A story about my boss
I want to say that I made this up — I do that sometimes — but this time around, the truth is even stranger than fiction.
My manager is some kind of a psychotic asshole, a byproduct of a system that values seniority over achievement and promotes worker bees into management without either guidance or training. This man has roughly twenty people in his command and his team provides first and second tier technical support to a large swath of public servants. Like me, he works in government, and technology is our collective business. We keep email running and taxes processed — I imagine that most people consider us the gremlins in the machine.
And this singular stranger has brought me more grief than the rest of my entire job combined. I love what I do and yet, based on his behavior alone, I’ve strongly pondered quitting.
Let me give you an example of the kind of banality this man considers the pinnacle of normal. This little spat happened just this morning between him and a fellow co-worker. At some point before I got in, the Boss requested a report detailing the work queues of the entire team — a thirty minute task on the best of days and absolutely hellish to pull when our ticketing system runs slow.
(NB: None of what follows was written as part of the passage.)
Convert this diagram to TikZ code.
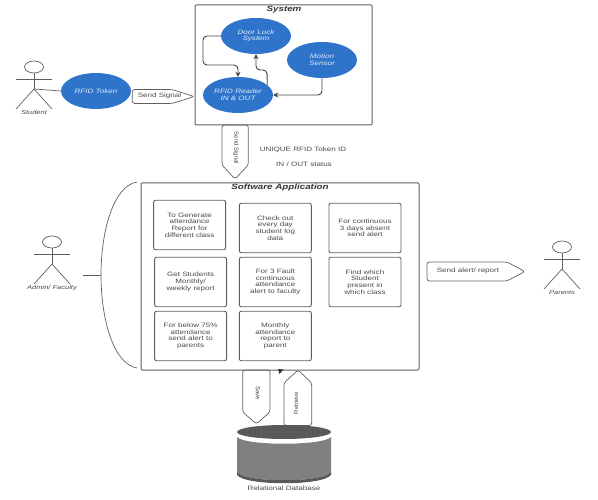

Because this was in addition to an already busy day, said co-worker stayed almost an hour late finishing up.
The Boss came in and asked him, “What’re you still doing here?”
In a tired voice, the co-worker replied, “Just finishing up that report you asked me about this morning. About what our work load looks like today.”
“I asked for that?” the Boss queried. “I don’t remember asking for it. Oh well. Thanks, I guess.”
I imagine the poor employee beating his head against a wall as he headed home. This — this happens daily to me and the people I work with, and there’s no shielding any of them from the asshole that is our collective boss.
Not two weeks ago the same manager told me and a person I work with that he felt left out of a project run by his boss, where the manager’s direction to us at the beginning went something like (and yes I quote), “The director wants your input and assistance on this project. Consider any requests from him top priority, and if you run into scheduling issues let me know.” When we did our best not to have those and worked steadily on the project — a knowledge repository for our customers — he grumbled that he felt left out and wanted input. The grumbling came after we’d finished.
“That annoys me,” he said. “I feel like you’re not involving me in your work.”
When a trainer from another team came over to teach us how to use the knowledge tool, he stormed into the training room and demanded to know why he hadn’t been invited. Because you don’t need to do this work, you don’t need training on how to wrestle with this monstrous piece of software turned out to be the wrong answer.
Side note: I still don’t quite understand why someone might want input on a project on which they’re not required to work (or several of them). What is it with this dire need to stick a finger in as many pies as possible. Seriously, the world will go on whether you have your two cents worth of input or not.
Sometimes he has these moments where I swear the man has been replaced with a stunt double. From Hyde to Jekyll in three minutes or less. Usually, the conversation begins with “remind me about” some topic or another. Followed by, “I recall giving you” some contrary instruction that sounds nothing like my notes, my last however many weeks of work, or even reasonable course of action. He had us cancel a notification because it wasn’t being used and then recalled having us use it (and wondered where it had gone).
Recently we went to a meeting whose outcome boiled down to DON’T CHANGE YOUR PROCESS, WE’VE GOT THIS. That, to me, sounded pretty nifty. It meant I wouldn’t have to re-write any playbooks or retrain any technicians. I even thought to myself, phew, bullet dodged. But goodness, no. Instead the Boss decided to change the process anyway — in the most convoluted way possible. Essentially clerical work that took us five minutes to do suddenly became an hour long chore. When questioned about the sudden change of course, the manager merely told us that he agreed with our security team but wanted more measures in place.
Why the fuck do we have a security team, one might wonder, if we don’t trust them to actually do security? The boss never did get back to me on that.
This is my rant about my boss. I remind myself daily, if not hourly, that he is a decent and rational person (as per Crucial Conversations) and that it’s me I should be working on first. Well, today, I am all out of fucks to give. Sorry, ran out by eleven this morning.